Stupid Atheists! #3 – You can’t separate church and state!
November 2, 2007
This episode of Stupid Atheists! (or A Completely Impartial and Objective Look at the Bogus Things Stupid People Say About Atheism) will look at:
“Stupid Atheists! You can’t separate church and state, because everyone has their own ideology and religious people can’t leave their belief out of their decisions any more than any one else!”
Firstly I should qualify that separation of church and state* does not mean that religious people should not hold public office. Rather, it implies that religious belief (or lack thereof) should not have any bearing the selection process. Unfortunately, despite there being no actual legal restrictions, we tend to find ourselves with a defacto test via the electorate where there is a perception that people who have no religion are somehow inherently less moral that those who do. Political candidates must generally claim some degree of religiosity or commit electoral suicide, and there are even flavors of religious believer that won’t vote for each other because of the differences in their belief. I would have thought that it would be hard enough to decide on good candidates based on actual issues, but hey, what’s society without a little in-group out-group labeling?
Anyhow, to the main issue. Once elected to public office, a person is in a position to make decisions that effect their electorate, and it is a given that they will do so based on their personal view of the world. So how is a religious person expected to divorce their religion from their decision making? And why should they, when a non-religious person, can still be influenced by their own ideologies?
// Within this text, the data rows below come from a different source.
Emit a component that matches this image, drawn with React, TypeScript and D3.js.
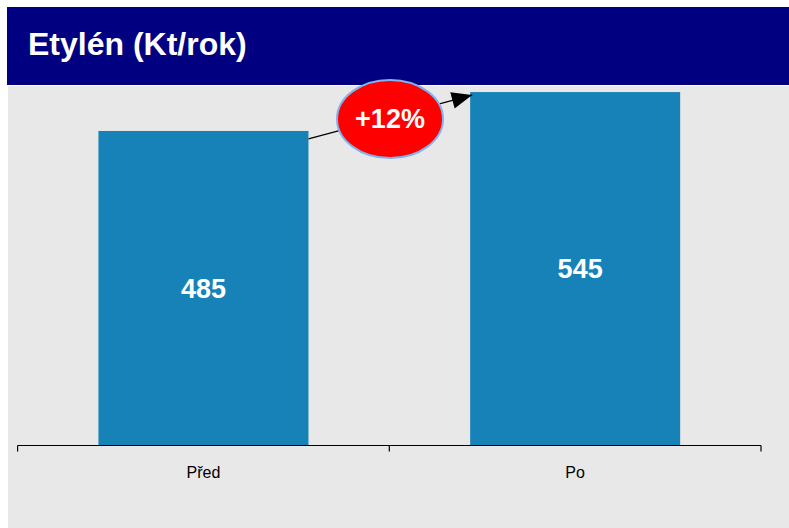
import React from "react";
import * as d3 from "d3";

const categories = ["Před", "Po"];
const values = [485, 545];
const changeLabel = "+12%";
const title = "Etylén (Kt/rok)";

const W = 789;
const H = 528;

export default function App() {
  const x = d3.scaleBand<string>().domain(categories).range([17.6, 761]).paddingInner(0.435).paddingOuter(0.2175);
  const baseY = 445.5;
  const y = d3.scaleLinear().domain([0, 600]).range([baseY, baseY - 600 * 0.6485]);
  const bw = x.bandwidth();
  const step = x.step();
  const axisStart = 17.6;
  const axisEnd = 761;
  const ticks = [axisStart, axisStart + step, axisEnd];

  const x0 = (x(categories[0]) ?? 0) + bw;
  const y0 = y(values[0]) + 8;
  const x1 = x(categories[1]) ?? 0;
  const y1 = y(values[1]) + 3;
  const ex = 390;
  const ey = 119;

  return (
    <svg width={W} height={H} style={{ position: "absolute", left: 0, top: 0 }}>
      <defs>
        <marker id="arrh" viewBox="0 0 12 10" refX="12" refY="5" markerWidth="21" markerHeight="17" markerUnits="userSpaceOnUse" orient="auto">
          <path d="M0,0 L12,5 L0,10 z" fill="#000" />
        </marker>
      </defs>
      <rect x={0} y={0} width={W} height={H} fill="#fff" />
      <rect x={8} y={86} width={781} height={442} fill="#e8e8e8" />
      <rect x={7} y={7} width={782} height={78} fill="#000080" />
      <text x={28} y={55} fill="#fff" fontFamily="Liberation Sans, Arial, sans-serif" fontWeight="bold" fontSize={32}>
        {title}
      </text>

      {categories.map((c, i) => (
        <g key={c}>
          <rect x={x(c)} y={y(values[i])} width={bw} height={baseY - y(values[i])} fill="#1782b8" />
          <text
            x={(x(c) ?? 0) + bw / 2 + (i === 1 ? 5 : 0)}
            y={(y(values[i]) + baseY) / 2}
            dy="0.35em"
            textAnchor="middle"
            fill="#fff"
            fontFamily="Liberation Sans, Arial, sans-serif"
            fontWeight="bold"
            fontSize={27}
          >
            {values[i]}
          </text>
          <text
            x={(x(c) ?? 0) + bw / 2}
            y={478}
            textAnchor="middle"
            fill="#000"
            fontFamily="Liberation Sans, Arial, sans-serif"
            fontSize={16}
          >
            {c}
          </text>
        </g>
      ))}

      <line x1={axisStart} x2={axisEnd} y1={baseY} y2={baseY} stroke="#000" strokeWidth={1.2} />
      {ticks.map((t, i) => (
        <line key={i} x1={t} x2={t} y1={baseY} y2={baseY + 6} stroke="#000" strokeWidth={1.2} />
      ))}

      <line x1={x0} y1={y0} x2={x1 + 2} y2={y1} stroke="#000" strokeWidth={1.3} markerEnd="url(#arrh)" />
      <ellipse cx={ex} cy={ey} rx={53} ry={39} fill="#ff0000" stroke="#7fb2ee" strokeWidth={2} />
      <text x={ex} y={ey} dy="0.35em" textAnchor="middle" fill="#fff" fontFamily="Liberation Sans, Arial, sans-serif" fontWeight="bold" fontSize={27}>
        {changeLabel}
      </text>
    </svg>
  );
}
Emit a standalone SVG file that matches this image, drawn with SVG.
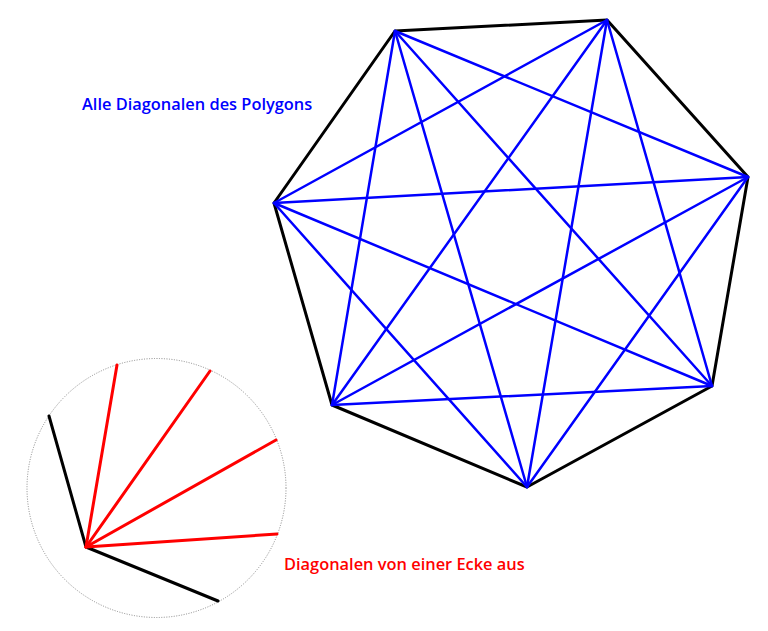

Well, I assert there is a very simple and clear distinction, and one not necessarily based on the religious beliefs of the individual:
- If the reason for a decision is based on unsupported faith or dogma (religious or otherwise) then the rationale is completely subjective to the believer, cannot be logically supported or argued against, and should have no place in the political arena.
- If the reason for a decision is based on established science, logic or philosophical argument, then it can be logically supported or refuted and is open to change or modification if new evidence is presented.
And that’s it. If your reasoning is god-said-so, then that is a violation of church and state separation. If your reasoning is based on evidence A and study B which point to conclusion C, then you are not. You might still be wrong, but at least there is scope for a debate**.
As far as I am concerned, you can believe whatever you want – but if you make a decision, or take an action that effects others that don’t believe in the same stuff that you do, then you need to justify that action in a logical way based on reason and evidence. Just because is not a reason, it’s an excuse.
If we keep the public policy debate to the rational, observable world, everyone can participate.